The flip side of that question — whether or not we’re at war with Islamic civilization — is murkier. To rephrase: who’s the aggressor? More on this later.


  1. anonymous anonymous

    I suspect that the clash of civilization line of argument–which strikes me as the kind of grandiose theory beloved by academics, more suited to writing books and getting tenure than answering questions–is taken seriously by some, but masks a more subtle concern.

    So-called WMDs have become almost a running joke in debates this year, which I think tends to obscure the way they really do tend to change the rules of the game. The potential exists for small gangs of psychotics to cause damage on a scale previously only available to nation-states. Nobody really has a fucking clue what to do about this, and a lot of people in the government are plain terrified at this.

    From the perspective of risk management, what matters is not whether the so-called ‘Islamic world’ is at war with the ‘West’, in the sense that there’s a coherent ‘They’ at war with ‘Us’; what matters, objectively, is whether threats on a civilizational scale (i.e. megadeaths, trillion-dollar damages) are emerging from the box marked ‘Islamic world’. As noted above, such threats can emerge from very small and profoundly aberrant groups.

    Such groups can’t be seen as representative of the societies from which they emerge in any way, but at the same time they aren’t disconnected from those societies, either.

    For example: 9/11 was a deliberate attack from al-Qaeda (we assume), a smallish group of somewhere between 10^2 and 10^4 agents. The actual attack was carried out by between 10^1 and 10^2 actors. There doesn’t seem to be a direct connection between al-Qaeda and USG; the US government never funded bin Laden directly, and while its intelligence services were aware that the group existed they seem to have had really crappy data on what al-Qaeda was actually doing. It also does not seem likely that al-Qaeda was acting as an extension or agency of any Arab government.

    On the other hand, al-Qaeda is hardly disconnected from the contexts of Arab nationalism and politicized fundamentalist Islam; al-Qaeda’s funding derives from bin Laden’s inheritance, supplemented by (it seems) donations and/or blackmail from Saudi Arabia. (And essentially all of that money comes from petroleum sales, of course. This is ironic, but suggests that ‘Western’ hegemony is rather less effective than it is usually accused of being.)

    How do you detect threats coming from such groups? How do you react?

    Nobody has a goddamn clue.


    We don’t have cognitive frameworks in which to analyze these problems; the vocabulary hasn’t been developed and the principles haven’t been reality-tested. Any person or faction claiming to understand the causes, to know how to assign the blame, or to have the correct solution, is utterly deluded.

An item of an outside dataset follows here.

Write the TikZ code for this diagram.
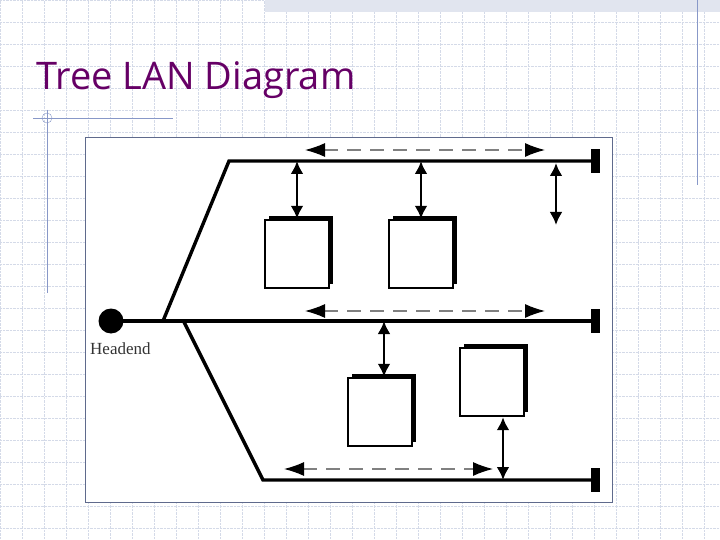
\documentclass[tikz,border=0pt]{standalone}
\usepackage{fontspec}
\setmainfont{Liberation Serif}
\newfontfamily\titlefont{Open Sans}
\usetikzlibrary{arrows.meta,positioning}
\definecolor{titlepurple}{HTML}{660066}
\definecolor{gridblue}{HTML}{D4DAE8}
\definecolor{rulesblue}{HTML}{8898C8}
\begin{document}
\begin{tikzpicture}[x=1pt,y=-1pt,
    cable/.style={line width=3.4pt},
    tap/.style={line width=2.6pt,{Latex[length=13pt,width=13pt]}-{Latex[length=13pt,width=13pt]}},
    flow/.style={line width=1.2pt,gray,dash pattern=on 14pt off 9pt,
                 {Latex[length=20pt,width=14pt,black]}-{Latex[length=20pt,width=14pt,black]}},
    station/.style={draw,line width=2.4pt,fill=white,minimum width=64pt,minimum height=68pt,inner sep=0pt},
    term/.style={fill=black,minimum width=9pt,minimum height=24pt,inner sep=0pt}]

  % slide background
  \useasboundingbox (0,0) rectangle (720,540);
  \fill[white] (0,0) rectangle (720,540);
  \draw[gridblue,densely dotted,step=22pt] (0,0) grid (720,540);
  \fill[gridblue!70] (265,0) rectangle (720,12);
  \draw[rulesblue] (697,0) -- (697,185);
  \draw[rulesblue] (47,110) -- (47,293);
  \draw[rulesblue] (33,118) -- (173,118);
  \draw[rulesblue] (47,118) circle (5pt);
  \node[anchor=base west,inner sep=0pt,text=titlepurple,font=\titlefont\fontsize{38}{42}\selectfont]
       (title) at (36,90) {Tree LAN Diagram};

  % frame
  \draw[rulesblue!70!black,fill=white] (85,137) rectangle (612,502);

  % headend and cables
  \node[circle,fill=black,minimum size=25pt,inner sep=0pt] (head) at (111,321) {};
  \node[anchor=north west,inner sep=0pt,font=\fontsize{17}{19}\selectfont,text=black!80] (hlabel) at (90,343) {Headend};
  \node[term] (tA) at (595,161) {};
  \node[term] (tB) at (595,321) {};
  \node[term] (tC) at (595,480) {};
  \coordinate (fork) at (163,321);
  \coordinate (forkB) at (184,322);
  \coordinate (kA) at (229,161);
  \coordinate (kC) at (263,480);
  \draw[cable] (head.center) -- (tB.center);
  \draw[cable,line join=miter] (fork) -- (kA) -- (tA.center);
  \draw[cable,line join=miter] (forkB) -- (kC) -- (tC.center);

  % stations
  \foreach \n/\x/\y in {s1/297/254, s2/421/254, s3/380/412, s4/492/382}
  {
    \fill[black] (\x-32+4,\y-34-4) rectangle (\x+32+4,\y+34-4);
    \node[station] (\n) at (\x,\y) {};
  }

  % taps
  \coordinate (a1) at (297,161);
  \coordinate (a2) at (421,161);
  \coordinate (a3) at (556,163);
  \coordinate (a3e) at (556,225);
  \coordinate (b1) at (384,321);
  \coordinate (c1) at (503,480);
  \draw[tap] (a1) -- (s1.north -| a1);
  \draw[tap] (a2) -- (s2.north -| a2);
  \draw[tap] (a3) -- (a3e);
  \draw[tap] (b1) -- (s3.north -| b1);
  \draw[tap] (c1) -- (s4.south -| c1);

  % signal flow
  \coordinate (fA1) at (305,150);
  \coordinate (fA2) at (545,150);
  \coordinate (fB1) at (305,311);
  \coordinate (fB2) at (545,311);
  \coordinate (fC1) at (284,469);
  \coordinate (fC2) at (493,469);
  \draw[flow] (fA1) -- (fA2);
  \draw[flow] (fB1) -- (fB2);
  \draw[flow] (fC1) -- (fC2);

\end{tikzpicture}
\end{document}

    And at the same time, against all these mental constructs, you have a smoking hole in New York.

    Not that I need to point any of this out to you, Bryant. This was really mostly an excuse to continue to puzzle out what I think.

  2. t.rev t.rev

    Er, I think I forgot to actually make my point in all that.

    In this conflict (and I’m not going to play the game of who started it right now), there is a somewhat coherent ‘we’ in the sense of the US government. You can scale that down and talk about the actions and agendas of different factions and agencies in the government, or scale it up and talk about alliances, coalitions, whatever, but one side exists within the understood framework for war between nation-states. The other side, however, does not.

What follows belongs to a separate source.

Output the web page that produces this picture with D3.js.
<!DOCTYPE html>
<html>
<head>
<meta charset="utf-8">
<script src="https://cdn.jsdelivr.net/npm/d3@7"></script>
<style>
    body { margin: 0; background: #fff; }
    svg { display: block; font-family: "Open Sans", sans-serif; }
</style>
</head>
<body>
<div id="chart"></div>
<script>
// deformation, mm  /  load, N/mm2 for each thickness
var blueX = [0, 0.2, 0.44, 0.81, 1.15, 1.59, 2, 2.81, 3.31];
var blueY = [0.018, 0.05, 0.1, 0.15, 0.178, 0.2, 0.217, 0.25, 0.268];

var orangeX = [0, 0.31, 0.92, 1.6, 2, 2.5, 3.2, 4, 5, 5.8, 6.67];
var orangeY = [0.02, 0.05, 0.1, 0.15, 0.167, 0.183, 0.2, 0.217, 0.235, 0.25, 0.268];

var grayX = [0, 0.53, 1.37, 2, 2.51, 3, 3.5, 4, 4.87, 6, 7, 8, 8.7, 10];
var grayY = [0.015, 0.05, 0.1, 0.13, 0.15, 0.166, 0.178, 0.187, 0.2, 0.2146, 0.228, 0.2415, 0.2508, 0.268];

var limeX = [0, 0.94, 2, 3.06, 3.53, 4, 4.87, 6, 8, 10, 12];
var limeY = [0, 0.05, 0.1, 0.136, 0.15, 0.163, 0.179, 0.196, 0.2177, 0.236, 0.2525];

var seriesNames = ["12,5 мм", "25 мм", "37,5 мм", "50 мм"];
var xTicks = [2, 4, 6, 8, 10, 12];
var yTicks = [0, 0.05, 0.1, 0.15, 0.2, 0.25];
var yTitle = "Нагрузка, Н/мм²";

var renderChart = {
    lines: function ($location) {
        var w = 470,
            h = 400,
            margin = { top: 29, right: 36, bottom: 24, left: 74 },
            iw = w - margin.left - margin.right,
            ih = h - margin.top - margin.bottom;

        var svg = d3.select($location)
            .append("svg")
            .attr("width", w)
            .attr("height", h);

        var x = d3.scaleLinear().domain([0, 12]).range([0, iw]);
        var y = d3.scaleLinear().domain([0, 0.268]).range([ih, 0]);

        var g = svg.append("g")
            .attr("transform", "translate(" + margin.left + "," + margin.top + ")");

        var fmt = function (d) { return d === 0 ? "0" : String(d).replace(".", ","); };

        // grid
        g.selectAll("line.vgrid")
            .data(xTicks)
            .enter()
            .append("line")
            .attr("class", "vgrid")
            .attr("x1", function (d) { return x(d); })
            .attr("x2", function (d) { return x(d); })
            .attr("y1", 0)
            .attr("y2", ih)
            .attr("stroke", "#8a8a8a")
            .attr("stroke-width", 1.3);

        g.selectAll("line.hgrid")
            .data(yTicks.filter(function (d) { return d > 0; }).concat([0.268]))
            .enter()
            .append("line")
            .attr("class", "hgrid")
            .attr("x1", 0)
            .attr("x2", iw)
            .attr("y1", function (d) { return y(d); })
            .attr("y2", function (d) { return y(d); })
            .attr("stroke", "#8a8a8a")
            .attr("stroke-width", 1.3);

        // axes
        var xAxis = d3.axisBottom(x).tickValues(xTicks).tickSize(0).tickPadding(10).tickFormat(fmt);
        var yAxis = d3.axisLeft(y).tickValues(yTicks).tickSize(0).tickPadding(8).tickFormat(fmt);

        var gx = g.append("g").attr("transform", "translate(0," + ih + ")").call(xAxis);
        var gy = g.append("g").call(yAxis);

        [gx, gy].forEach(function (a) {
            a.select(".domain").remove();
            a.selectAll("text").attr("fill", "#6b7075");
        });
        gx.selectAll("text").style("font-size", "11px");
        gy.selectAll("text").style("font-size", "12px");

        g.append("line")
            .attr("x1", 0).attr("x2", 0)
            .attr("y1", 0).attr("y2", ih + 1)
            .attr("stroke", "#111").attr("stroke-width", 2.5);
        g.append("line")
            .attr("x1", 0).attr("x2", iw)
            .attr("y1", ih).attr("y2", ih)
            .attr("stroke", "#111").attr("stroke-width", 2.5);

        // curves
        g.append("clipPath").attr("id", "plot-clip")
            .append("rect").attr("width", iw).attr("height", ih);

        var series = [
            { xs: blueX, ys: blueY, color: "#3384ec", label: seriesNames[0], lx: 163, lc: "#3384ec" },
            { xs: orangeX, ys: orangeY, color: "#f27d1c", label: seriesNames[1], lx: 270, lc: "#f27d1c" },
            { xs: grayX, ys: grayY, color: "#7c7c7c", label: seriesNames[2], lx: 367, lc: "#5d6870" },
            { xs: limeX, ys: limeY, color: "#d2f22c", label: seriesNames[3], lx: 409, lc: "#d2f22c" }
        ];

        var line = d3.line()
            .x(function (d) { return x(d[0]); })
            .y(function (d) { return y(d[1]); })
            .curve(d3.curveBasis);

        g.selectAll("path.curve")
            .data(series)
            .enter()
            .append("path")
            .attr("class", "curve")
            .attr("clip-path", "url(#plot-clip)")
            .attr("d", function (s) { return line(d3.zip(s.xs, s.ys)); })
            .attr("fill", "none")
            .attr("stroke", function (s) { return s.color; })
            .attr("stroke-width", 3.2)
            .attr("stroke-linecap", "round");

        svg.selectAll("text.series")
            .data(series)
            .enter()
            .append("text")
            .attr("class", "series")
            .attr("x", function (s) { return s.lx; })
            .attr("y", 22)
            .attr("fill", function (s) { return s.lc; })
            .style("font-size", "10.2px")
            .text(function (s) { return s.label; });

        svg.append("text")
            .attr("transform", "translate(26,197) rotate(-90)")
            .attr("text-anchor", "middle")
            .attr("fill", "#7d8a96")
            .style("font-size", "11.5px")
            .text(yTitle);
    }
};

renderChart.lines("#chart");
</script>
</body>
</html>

    My first point is that we don’t have much in the way of tools for thinking about conflicts like this, individually or collectively. (There have been attempts to work out the consequences of increasingly damaging weapons in the hands of increasingly small groups, down to such disreputable texts as ‘Basement Nukes: the Consequences of Cheap Weapons of Mass Destruction’ by Erwin S. Strauss, published by Loompanics in 1984, but very, very little reality-checking and less consensus.)

    My second point is that it is very easy to make semantic category errors by applying existing models. Put crudely, ‘we’ are a nation-state, ‘we’ are fighting Islamist groups, nation-states only fight other nation-states, thus the Islamist groups must really be nation-states. I don’t claim that this fallacy is anything like the reasoning supporting the Clash of Nations hypothesis, but I suspect that it is part of why people are inclined to accept the hypothesis.

    OK, I’ll shut up now.

  3. Yes! I completely agree. One of my big complaints about the way we’ve been handling this issue is the focus on Islamic terrorists, when South American terrorism is also a big problem. I wrote a lot here early on about the dangers of non-state terrorism. You don’t need to be state-sponsored to be dangerous.

    The march of technology means that destruction inevitably gets cheaper. We have no good way to deal with this.

    I believe, quite seriously, that the only sane response is to move rapidly towards decentralized government. It’s not that nation-states are obsolete — it’s that nation-states present too large and too easy a target. Your point about the semantic category errors is very much on target, and note in particular that “they” are making the same semantic errors “we” make.

    I.e., Osama bin Laden’s argument is not with the United States as an entity, it’s with certain specific policies that specific administrations have implemented. But since there’s a convenient nation-state model, he picks it up and decides that his complaint is in fact with each and every American. And boom — the WTC goes down. Because it is part of this entity known as “America.”

    I don’t particularly want to die for Washington’s sins. I’d rather make my own mistakes.

  4. I think your comment about the “entity known as ‘America'” is important, but you have to recognize that McDonalds and Hollywood and Wal*Mart and Microsoft are part of that entity, as well. (It used to include Ford, but I think they live in Atlantis, now?)

    My gut feeling is that at some point along the decentralization spectrum, Wal*Mart realizes it needs an army. Is my gut wrong, or is that not such a bad thing after all?

  5. Yep. Microsoft does its own foreign policy work these days.

    As to armies — see also Wackenhut. Or Executive Outcomes. There is a fairly significant business in providing armed services to corporations, particularly in the third world.

    I think that Wal*Mart gets an army in the United States at the point at which it believes that the United States can no longer protect its interests. That’s a consideration in any decentralization scheme. California, as a political entity, could probably protect Wal*Mart. San Francisco? Maybe not.

  6. T.Rev, email me sometime and say hi. I haven’t ‘seen’ you in years.


  7. t.rev t.rev

    Hey, I’ve owed people email longer than that.